[fpc-devel] Why FreeBSD sem_init() works different to Linux?
Florian Klämpfl
florian at freepascal.org
Fri Feb 8 19:06:27 CET 2013
Am 08.02.2013 16:02, schrieb Jonas Maebe:
>
> On 07 Feb 2013, at 16:52, Ewald wrote:
>
>> Altough I still
>> don't see how you can make these calls atomic then (without the
>> barrier)?
>
> On x86, it is impossible to perform an atomic access without a (partial)
> memory barrier that affects all memory (due to the behaviour of the
> "lock" prefix). On other architectures, the instructions for atomic
> accesses may only lock the cacheline or memory page containing the value
> to be atomically modified. I.e., they are only a barrier for that
> cacheline/page, not for the entire memory.

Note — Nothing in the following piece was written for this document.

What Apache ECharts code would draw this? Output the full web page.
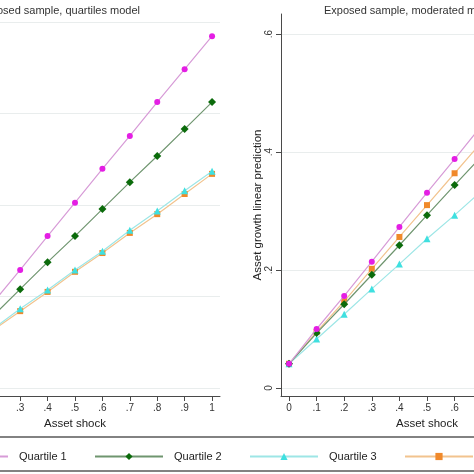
<!DOCTYPE html>
<html>
<head>
<meta charset="utf-8">
<script src="https://cdn.jsdelivr.net/npm/echarts@6/dist/echarts.min.js"></script>
<style>
  html, body { margin: 0; padding: 0; background: #fff; }
  #chart { width: 474px; height: 474px; }
</style>
</head>
<body>
<div id="chart"></div>
<script>
// asset shock values (x)
var shock = [0, 0.1, 0.2, 0.3, 0.4, 0.5, 0.6, 0.7, 0.8, 0.9, 1]
var xTicks = [0, 0.1, 0.2, 0.3, 0.4, 0.5, 0.6, 0.7, 0.8, 0.9, 1]
var yTicksLeft = [0, 0.2, 0.4, 0.6, 0.8]
var yTicksRight = [0, 0.2, 0.4, 0.6]
var names = ['Quartile 1', 'Quartile 2', 'Quartile 3', 'Quartile 4']

// quartiles model (left panel)
var leftQ1 = [0.040, 0.113, 0.186, 0.258, 0.332, 0.405, 0.479, 0.551, 0.625, 0.697, 0.769]
var leftQ2 = [0.040, 0.099, 0.157, 0.216, 0.275, 0.332, 0.391, 0.450, 0.507, 0.566, 0.625]
var leftQ3 = [0.040, 0.085, 0.129, 0.173, 0.214, 0.258, 0.299, 0.345, 0.387, 0.431, 0.474]
var leftQ4 = [0.040, 0.083, 0.126, 0.168, 0.210, 0.254, 0.295, 0.339, 0.380, 0.424, 0.468]

// moderated model (right panel)
var rightQ1 = [0.041, 0.100, 0.156, 0.214, 0.273, 0.331, 0.388, 0.446, 0.504, 0.562, 0.620]
var rightQ2 = [0.041, 0.093, 0.142, 0.192, 0.242, 0.293, 0.344, 0.394, 0.444, 0.494, 0.544]
var rightQ3 = [0.041, 0.083, 0.125, 0.168, 0.210, 0.253, 0.293, 0.335, 0.377, 0.419, 0.461]
var rightQ4 = [0.041, 0.095, 0.147, 0.202, 0.256, 0.310, 0.364, 0.418, 0.472, 0.526, 0.580]

var markerColors = ['#e41ee4', '#0b6b0b', '#3fe0e0', '#f0892a']
var lineColors = ['#d79bd7', '#6f956f', '#9de6e6', '#f2c38e']
var symbols = ['circle', 'diamond', 'triangle', 'rect']
var sizes = [6, 8, 7, 6]

var font = 'Liberation Sans, Arial, sans-serif'
var axisColor = '#4a4a4a'

function pairs(ys) {
  return shock.map(function (x, i) { return [x, ys[i]] })
}

function fmtShock(v) {
  if (v === 0) return '0'
  if (v === 1) return '1'
  return v.toFixed(1).replace(/^0/, '')
}

function fmtY(v) {
  if (v === 0) return '0'
  return v.toFixed(1).replace(/^0/, '')
}

function makeX(gridIndex) {
  return {
    type: 'value',
    gridIndex: gridIndex,
    min: -0.029,
    max: 1.029,
    name: 'Asset shock',
    nameLocation: 'middle',
    nameGap: 18,
    nameTextStyle: { fontFamily: font, fontSize: 11.5, color: '#222' },
    axisLine: { show: true, onZero: false, lineStyle: { color: axisColor, width: 1 } },
    axisTick: { show: true, length: 5, customValues: xTicks, lineStyle: { color: axisColor } },
    axisLabel: { customValues: xTicks, margin: 7, fontFamily: font, fontSize: 10, color: '#333', formatter: fmtShock },
    splitLine: { show: false }
  }
}

function makeSeries(gridIndex, data, k) {
  return {
    name: names[k],
    type: 'line',
    xAxisIndex: gridIndex,
    yAxisIndex: gridIndex,
    data: pairs(data),
    symbol: symbols[k],
    symbolSize: sizes[k],
    showAllSymbol: true,
    animation: false,
    itemStyle: { color: markerColors[k] },
    lineStyle: { color: lineColors[k], width: 1.2 },
    z: 10 - k
  }
}

function makeLegend(k, left) {
  return {
    data: [names[k]],
    left: left,
    top: 446,
    itemWidth: 68,
    itemHeight: 9,
    textStyle: { fontFamily: font, fontSize: 11, color: '#222', padding: [0, 0, 0, 6] }
  }
}

var chart = echarts.init(document.getElementById('chart'))
chart.setOption({
  backgroundColor: '#fff',
  animation: false,
  title: [
    { text: 'Exposed sample, quartiles model', right: 329, top: 0,
      textStyle: { fontFamily: font, fontSize: 11, fontWeight: 'normal', color: '#333' } },
    { text: 'Exposed sample, moderated model', left: 319, top: 0,
      textStyle: { fontFamily: font, fontSize: 11, fontWeight: 'normal', color: '#333' } }
  ],
  legend: [
    makeLegend(0, -66),
    makeLegend(1, 89),
    makeLegend(2, 244),
    makeLegend(3, 399)
  ],
  grid: [
    { left: -70, right: 254, top: 14, bottom: 78, outerBoundsMode: 'none', containLabel: false },
    { left: 281, right: -99, top: 14, bottom: 78, outerBoundsMode: 'none', containLabel: false }
  ],
  xAxis: [makeX(0), makeX(1)],
  yAxis: [
    {
      type: 'value',
      gridIndex: 0,
      min: -0.0175,
      max: 0.8175,
      axisLine: { show: false },
      axisTick: { show: false, customValues: yTicksLeft },
      axisLabel: { show: false, customValues: yTicksLeft },
      splitLine: { show: true, lineStyle: { color: '#e9eded', width: 1 } }
    },
    {
      type: 'value',
      gridIndex: 1,
      min: -0.0136,
      max: 0.634,
      name: 'Asset growth linear prediction',
      nameLocation: 'middle',
      nameGap: 17,
      nameMoveOverlap: false,
      nameTextStyle: { fontFamily: font, fontSize: 11.5, color: '#222' },
      axisLine: { show: true, onZero: false, lineStyle: { color: axisColor, width: 1 } },
      axisTick: { show: true, length: 5, customValues: yTicksRight, lineStyle: { color: axisColor } },
      axisLabel: { customValues: yTicksRight, rotate: 90, margin: 7, fontFamily: font, fontSize: 10, color: '#333', formatter: fmtY },
      splitLine: { show: true, lineStyle: { color: '#e9eded', width: 1 } }
    }
  ],
  graphic: [
    {
      type: 'rect',
      shape: { x: -10, y: 437, width: 494, height: 34 },
      style: { fill: 'none', stroke: '#5a5a5a', lineWidth: 1.5 },
      silent: true
    }
  ],
  series: [
    makeSeries(0, leftQ1, 0),
    makeSeries(0, leftQ2, 1),
    makeSeries(0, leftQ3, 2),
    makeSeries(0, leftQ4, 3),
    makeSeries(1, rightQ1, 0),
    makeSeries(1, rightQ2, 1),
    makeSeries(1, rightQ3, 2),
    makeSeries(1, rightQ4, 3)
  ]
})
</script>
</body>
</html>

This might change with Haswell though (when the new instructions are used).
>
> Or not even that: older SPARC architectures only had a test-and-set
> instruction, which only supported switching between 0 and 1. So
> basically you had to use a single global lock variable, which you locked
> using this instruction, then you modified the "atomic value" using
> regular instructions, and then unlocked the global lock again. So any
> atomic update conflicted with any other atomic update, regardless of
> where the values were located, and there was no memory barrier
> whatsoever (except for this one lock variable). And it only worked if
> all code in the entire program made use of the same global lock
> variable. It's similar for older ARM CPUs.